Agricultural workers--those who perform tasks related to the cultivation and harvesting of plants on farms or in greenhouses, nurseries, or forests. Workers include anyone employed for any type of compensation (including self-employed) doing tasks, such as carrying nursery stock, repotting plants, or watering, related to the production of agricultural plants on an agricultural establishment.

Workers do NOT include such employees as office employees, truck drivers, mechanics, and any other workers not engaged in worker/handler activities. Some requirements do, however, apply to all persons; and some requirements apply to anyone who handles pesticide application equipment or cleans or launders pesticide-contaminated personal protective equipment.

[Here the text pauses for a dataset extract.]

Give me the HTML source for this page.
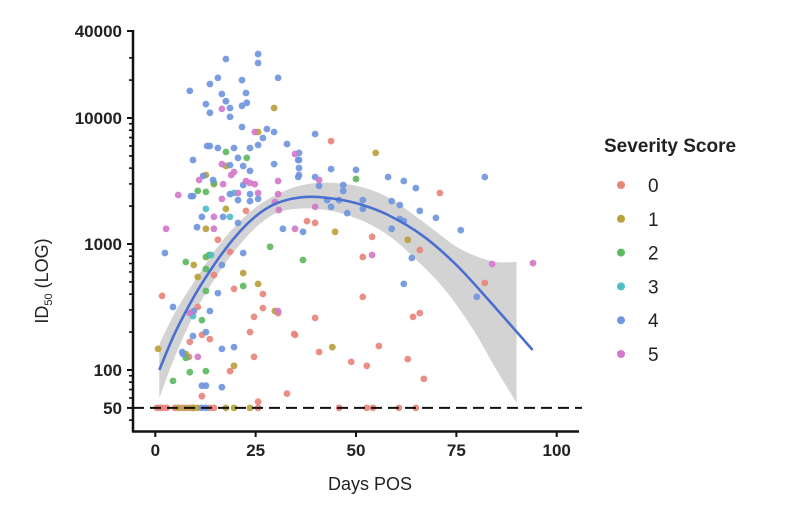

The WPS does not apply when pesticides are applied on an agricultural establishment in the following circumstances:

  • For mosquito abatement, Mediterranean fruit fly eradication, or similar wide-area public pest control programs sponsored by governmental entities. The WPS does apply to cooperative programs in which the growers themselves make or arrange for pesticide applications.
  • On livestock or other animals, or in or about animal premises.
  • On plants grown for other than commercial or research purposes, which may include plants in habitations, home fruit and vegetable gardens, and home greenhouses.
  • On plants that are in ornamental gardens, parks, and public or private lawns and grounds that are intended only for aesthetic purposes or climatic modification.
  • By injection directly into agricultural plants. Direct injection does not include "hack and squirt," "frill and spray," chemigation, soil-incorporation, or soil-injection.
  • In a manner not directly related to the production of agricultural plants, such as structural pest control, control of vegetation along rights-of-way and in other noncrop areas, and pasture and rangeland use.
  • For control of vertebrate pests.
  • As attractants or repellents in traps.
  • On the harvested portions of agricultural plants or on harvested timber.
  • For research uses of unregistered pesticides.